Dire que le documentaire de Prosper n’a presque pas vu le jour. À cause d’une maladresse, le réalisateur croyait son œuvre oubliée à jamais.
« J’ai perdu tout mon footage, toutes mes données quand mon disque dur est tombé par terre », dit-il. Prosper se rappelle être allé au Apple Store pour faire réparer son disque. « Ça m’a coûté 500 $, mais ils n’ont pas réussi à sauver les images », dit-il. Lorsque la compagnie lui a proposé une procédure qui lui coûterait entre 15 000 $ et 20 000 $ pour sauver le film, sans garantie de succès, Prosper a tout simplement abandonné le projet.
« Jusqu’à ce que je décide de fouiller dans mes archives il y a trois mois, dit-il triomphant. J’ai regardé tous les tapes que j’ai — il y en avait pratiquement 1000. »
Malgré l’effervescence de l’époque perdue, un calme mélancolique plane à la première. Comme si on assistait au dévoilement public d’une capsule temporelle.
Bien que le documentaire tente de survoler toute la scène de l’époque, c’est South Squad, un des groupes gérés par Glamour Life, qui sert de gouvernail narratif.
La lentille de Prosper suit les membres à l’été 2006, alors qu’ils connaissent une montée fulgurante. L’apothéose survient lorsque South Squad pénètre les corridors de Musique Plus, fait rare pour des jeunes rappeurs d’ici.
South Squad, c’est Sneeky Tone, Bugzee, Willy Bombazee et Big Chops; des gars calqués sur le style East Coast américain. À l’époque, une de leurs vidéos a tourné en boucle à Musique Plus. Cependant, ils expliquent que le rap traînait une mauvaise réputation et que cela leur a fait du tort. Par exemple, même si l’album de South Squad était si populaire qu’il y a eu épuisement des stocks en magasins, son distributeur n’a pas fourni assez d’exemplaires pour remplir la demande.
En dépit d’un avenir prometteur, les dissensions internes et le manque de reconnaissance de l’industrie forcent les membres de Glamour Life à s’éparpiller.

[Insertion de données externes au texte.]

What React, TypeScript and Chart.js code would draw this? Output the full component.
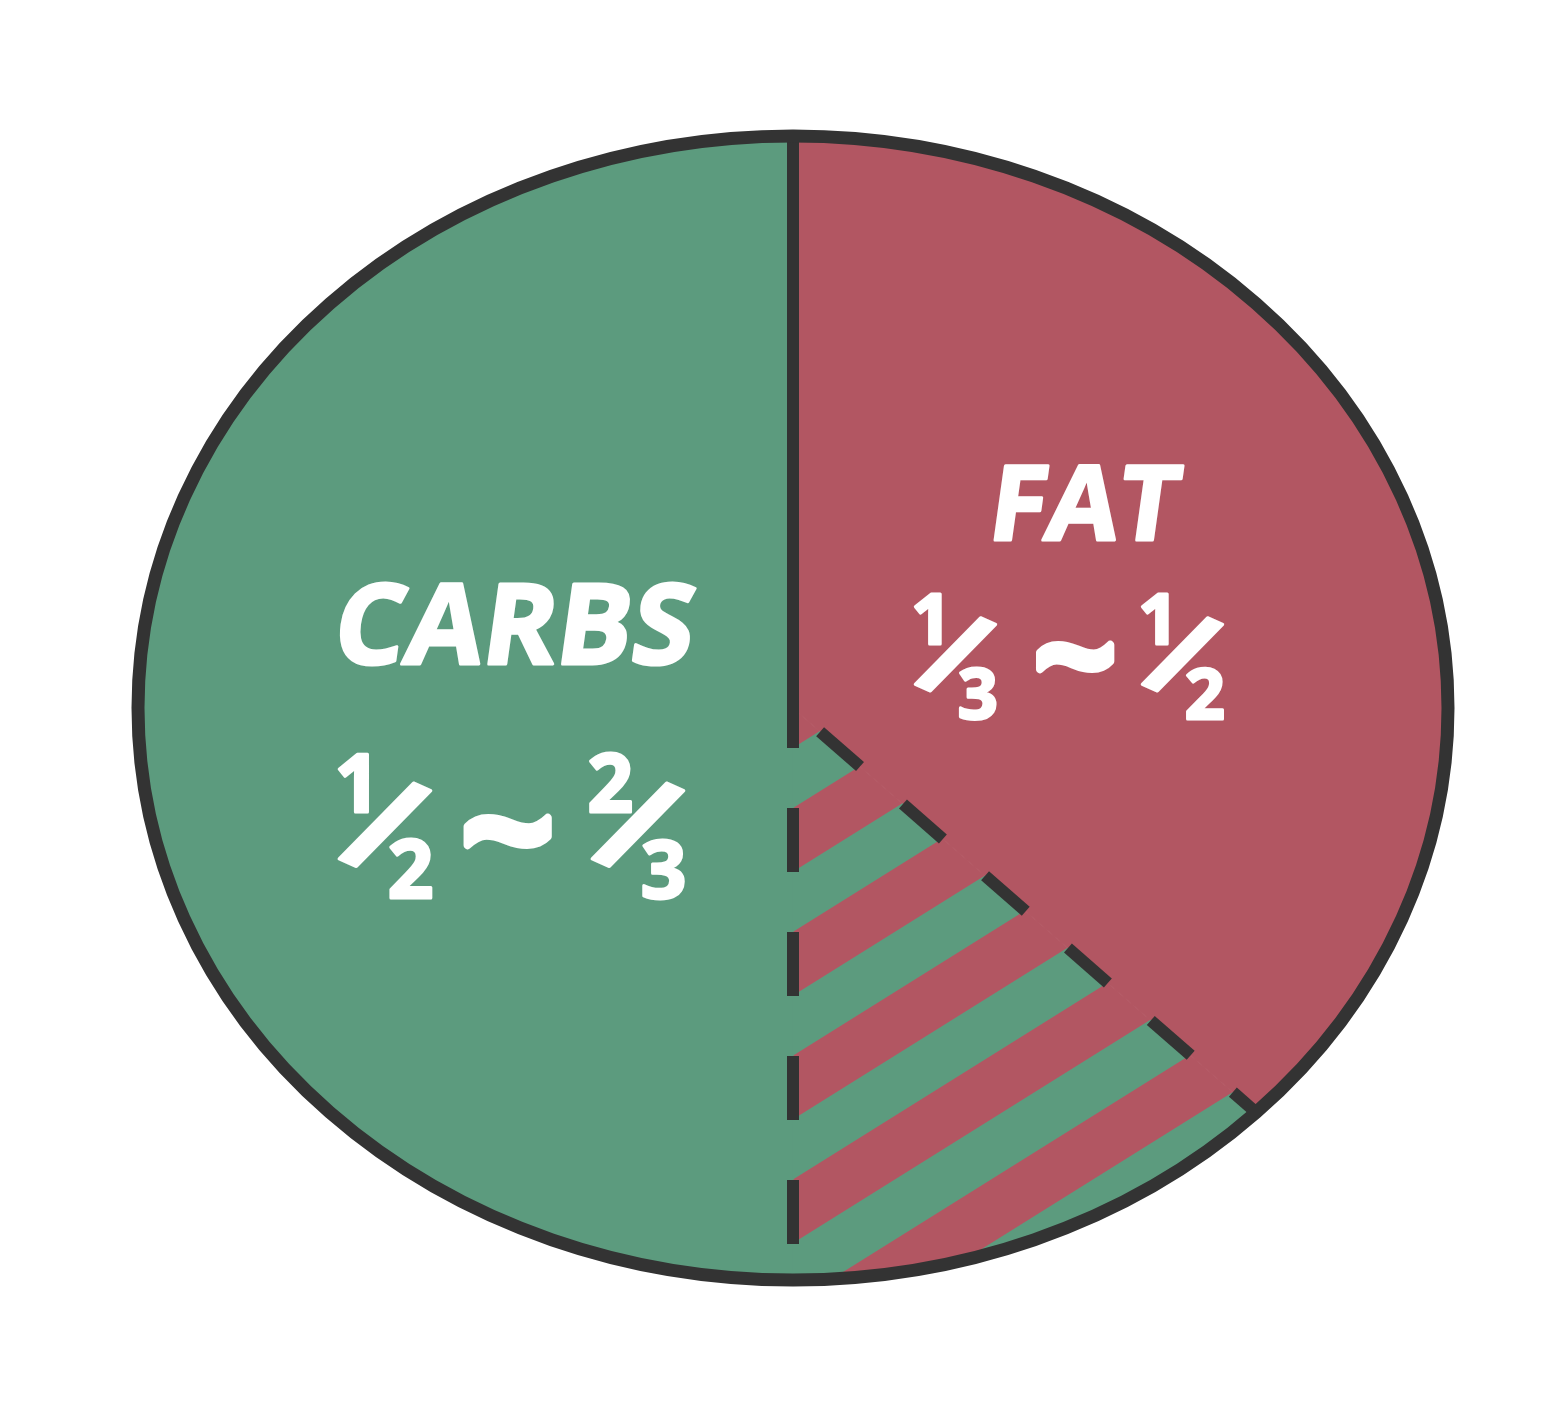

À travers la lentille de Prosper, on a l’impression d’assister à une rupture familiale figée dans le temps.
« C’est ça, le hip-hop. C’est des liens humains qu’il faut perpétuer. Puis, il faut que ce soit pertinent, que ça nous change, que ça nous améliore. C’est comme ça qu’on peut avoir un mouvement qui va finalement avoir sa station de radio », déclare Keithy Antoine, chroniqueuse de musique rap qui a assisté à la première.